Comment 42166

By moylek (registered) - website | Posted June 18, 2010 at 10:42:21

"Anomaly" was referring more to the point that Linc's feat in the '60s hasn't been repeated since, anywhere in the city, as far as I know.

True. And I'd just as soon see it repeated: that kind of visible success is good for everyone. But again: given the demographics of Hamilton (approximately 87% pinky-beige, IIRC), we really shouldn't expect that it would be repeated any time soon. Hamiltons' black population, prior to the influx of West Indians and North Africans in the past 20 - 30 years, was small.

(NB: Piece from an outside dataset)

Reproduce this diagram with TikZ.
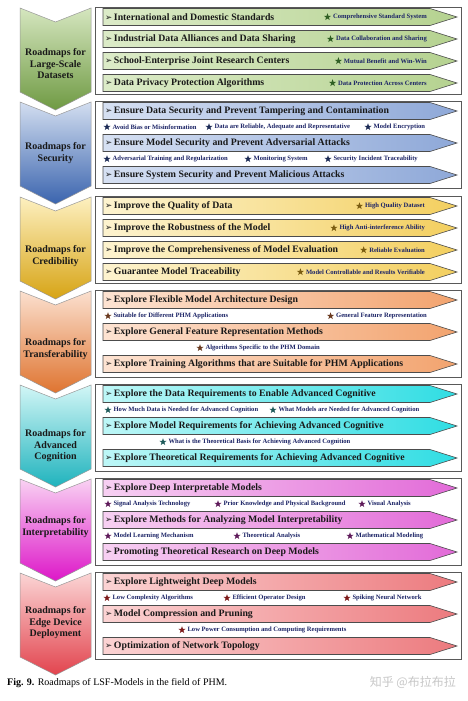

Hamilton's populations of non-pinky-beige people and of recent immigrants (and these are highly overlapping sets) are still relatively small. And both populations skew young (having higher birth rates than established Canadians of all shades and origins combined). And recent immigrants are more likely to be busy struggling to establish themselves socially and economically: public office and prominent community positions are mostly a generation away.

I really believe that we can explain much (not all) of the apparent "lack of representation" this way* ... rather than jumping straight to wringing our hands and fretting over how awfully unfair Canadian society must be. That's not smug complacency, it's just a sensible way to begin thinking about the questions of representations.


* Exceptions abound, of course. Just for example: there was the long-standing discrimination against blacks; we needn't enumerate the problems Native people face (granted, not immigrants :) ); and there are immigrant groups whose members tend (in aggregate - individuals are individuals) not to do well in school (some white, some not white), which presumably relates to underrepresentation later in life.